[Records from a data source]
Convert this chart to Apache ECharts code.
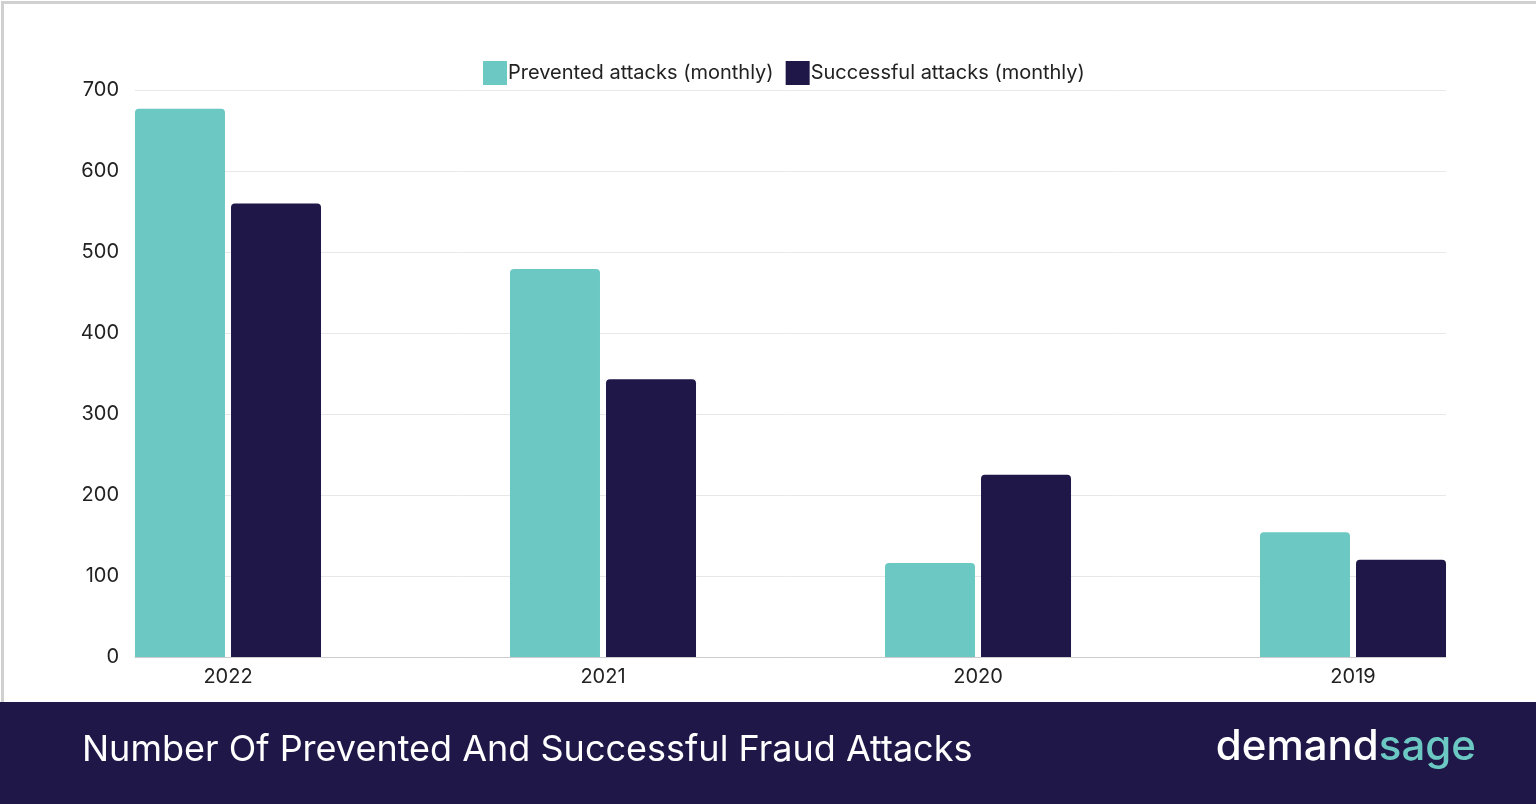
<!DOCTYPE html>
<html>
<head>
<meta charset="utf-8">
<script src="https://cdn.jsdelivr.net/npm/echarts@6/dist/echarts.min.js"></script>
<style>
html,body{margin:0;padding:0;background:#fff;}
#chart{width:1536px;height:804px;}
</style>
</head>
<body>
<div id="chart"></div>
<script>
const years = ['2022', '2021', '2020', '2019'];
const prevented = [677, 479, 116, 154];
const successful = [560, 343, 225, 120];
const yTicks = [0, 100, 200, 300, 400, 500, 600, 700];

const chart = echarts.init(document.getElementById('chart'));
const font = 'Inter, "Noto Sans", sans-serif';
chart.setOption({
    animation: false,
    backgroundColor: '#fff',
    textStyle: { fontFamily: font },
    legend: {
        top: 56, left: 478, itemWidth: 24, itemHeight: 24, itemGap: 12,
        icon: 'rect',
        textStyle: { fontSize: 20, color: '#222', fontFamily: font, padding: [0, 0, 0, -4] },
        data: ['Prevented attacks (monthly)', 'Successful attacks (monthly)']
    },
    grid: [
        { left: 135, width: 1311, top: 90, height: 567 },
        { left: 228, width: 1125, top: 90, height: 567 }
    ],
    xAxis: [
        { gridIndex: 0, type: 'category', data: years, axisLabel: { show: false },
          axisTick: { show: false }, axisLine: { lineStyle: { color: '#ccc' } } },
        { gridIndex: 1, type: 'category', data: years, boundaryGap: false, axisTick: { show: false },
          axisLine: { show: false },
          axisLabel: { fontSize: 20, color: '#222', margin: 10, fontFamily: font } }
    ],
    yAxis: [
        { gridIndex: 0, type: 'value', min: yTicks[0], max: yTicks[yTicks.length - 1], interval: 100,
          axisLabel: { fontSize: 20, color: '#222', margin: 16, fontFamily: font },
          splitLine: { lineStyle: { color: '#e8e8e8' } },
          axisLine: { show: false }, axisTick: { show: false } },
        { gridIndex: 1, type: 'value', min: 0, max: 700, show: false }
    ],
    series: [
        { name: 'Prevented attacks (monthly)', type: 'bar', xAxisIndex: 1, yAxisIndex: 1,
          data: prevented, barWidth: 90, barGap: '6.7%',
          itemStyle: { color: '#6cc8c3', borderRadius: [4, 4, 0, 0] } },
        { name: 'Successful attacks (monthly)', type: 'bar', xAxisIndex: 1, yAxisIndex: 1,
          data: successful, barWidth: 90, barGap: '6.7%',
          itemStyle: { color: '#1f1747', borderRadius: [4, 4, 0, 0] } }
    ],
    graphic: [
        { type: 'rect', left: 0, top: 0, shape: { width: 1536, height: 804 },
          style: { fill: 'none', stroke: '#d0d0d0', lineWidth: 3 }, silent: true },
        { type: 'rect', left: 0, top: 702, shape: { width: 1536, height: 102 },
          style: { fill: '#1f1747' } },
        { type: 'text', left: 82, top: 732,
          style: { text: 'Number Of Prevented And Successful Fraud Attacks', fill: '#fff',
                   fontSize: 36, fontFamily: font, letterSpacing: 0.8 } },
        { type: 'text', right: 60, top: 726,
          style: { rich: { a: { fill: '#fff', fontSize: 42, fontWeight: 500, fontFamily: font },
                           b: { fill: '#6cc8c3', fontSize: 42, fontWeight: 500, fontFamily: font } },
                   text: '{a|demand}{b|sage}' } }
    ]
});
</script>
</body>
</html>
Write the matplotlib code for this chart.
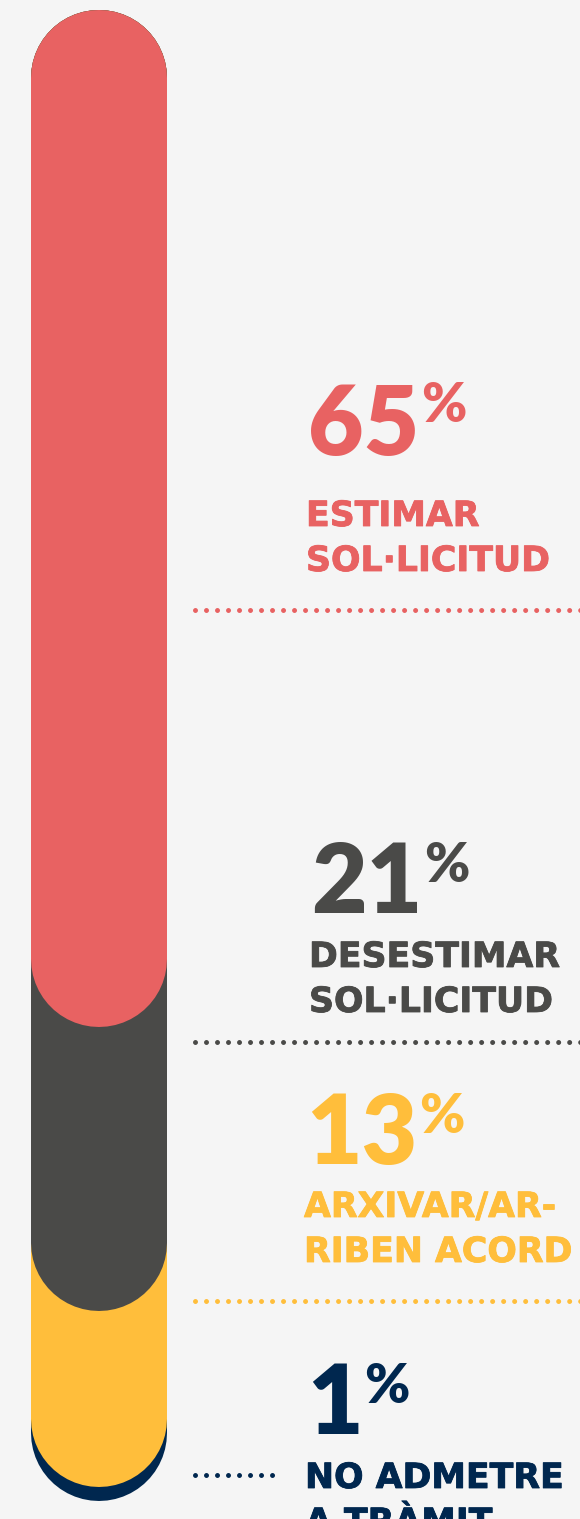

---

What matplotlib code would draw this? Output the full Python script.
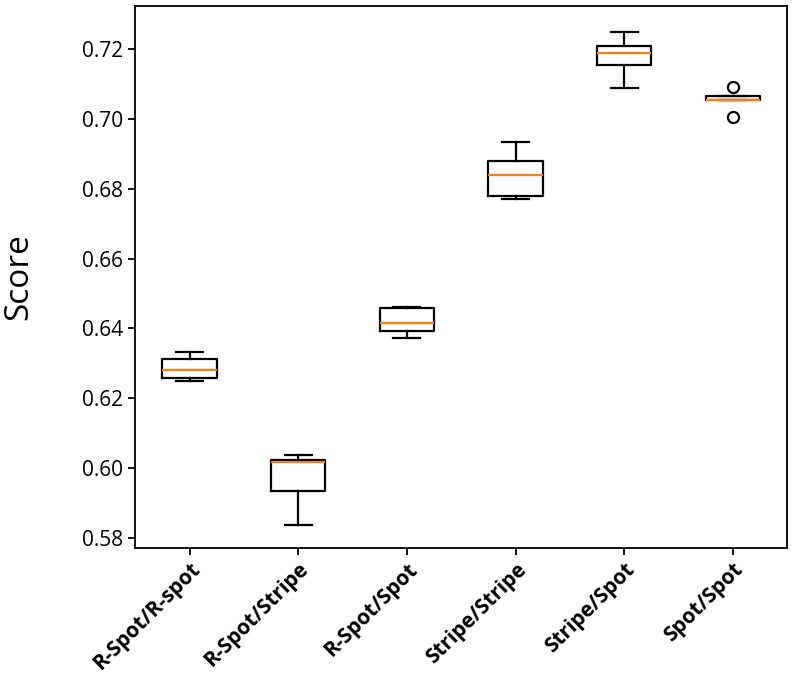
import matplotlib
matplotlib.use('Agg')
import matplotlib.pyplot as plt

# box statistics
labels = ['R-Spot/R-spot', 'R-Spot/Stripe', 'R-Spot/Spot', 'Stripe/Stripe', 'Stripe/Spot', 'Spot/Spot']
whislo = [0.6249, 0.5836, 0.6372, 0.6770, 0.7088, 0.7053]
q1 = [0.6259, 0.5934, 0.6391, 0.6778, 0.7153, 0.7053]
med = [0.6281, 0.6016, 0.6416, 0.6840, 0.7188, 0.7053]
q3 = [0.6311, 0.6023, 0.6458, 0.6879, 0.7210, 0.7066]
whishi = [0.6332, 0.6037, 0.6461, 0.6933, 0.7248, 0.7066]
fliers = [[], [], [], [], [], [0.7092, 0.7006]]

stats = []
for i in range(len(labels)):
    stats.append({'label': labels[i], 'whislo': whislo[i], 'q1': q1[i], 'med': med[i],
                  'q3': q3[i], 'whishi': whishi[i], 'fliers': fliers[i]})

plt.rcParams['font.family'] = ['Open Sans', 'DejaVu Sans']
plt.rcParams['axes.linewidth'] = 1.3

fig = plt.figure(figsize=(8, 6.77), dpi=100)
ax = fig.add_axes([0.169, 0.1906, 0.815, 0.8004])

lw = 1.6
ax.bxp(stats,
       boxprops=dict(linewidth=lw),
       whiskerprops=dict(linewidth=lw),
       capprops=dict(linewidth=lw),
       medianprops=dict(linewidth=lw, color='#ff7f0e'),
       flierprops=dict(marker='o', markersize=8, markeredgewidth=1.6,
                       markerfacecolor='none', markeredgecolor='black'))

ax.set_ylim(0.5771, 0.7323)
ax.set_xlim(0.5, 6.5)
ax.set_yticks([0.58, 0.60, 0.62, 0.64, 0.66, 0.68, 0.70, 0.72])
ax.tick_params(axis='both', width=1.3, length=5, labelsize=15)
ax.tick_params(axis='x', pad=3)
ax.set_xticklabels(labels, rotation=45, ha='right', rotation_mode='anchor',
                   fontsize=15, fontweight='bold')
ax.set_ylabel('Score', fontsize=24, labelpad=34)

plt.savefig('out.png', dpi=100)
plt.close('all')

▶ Stated problem
Identify and copy all lines with the word "script".

▶ Solution for this problem
<script src="https://cdn.jsdelivr.net/npm/echarts@6/dist/echarts.min.js"></script>
<script>
</script>
What matplotlib code would draw this? Output the full Python script.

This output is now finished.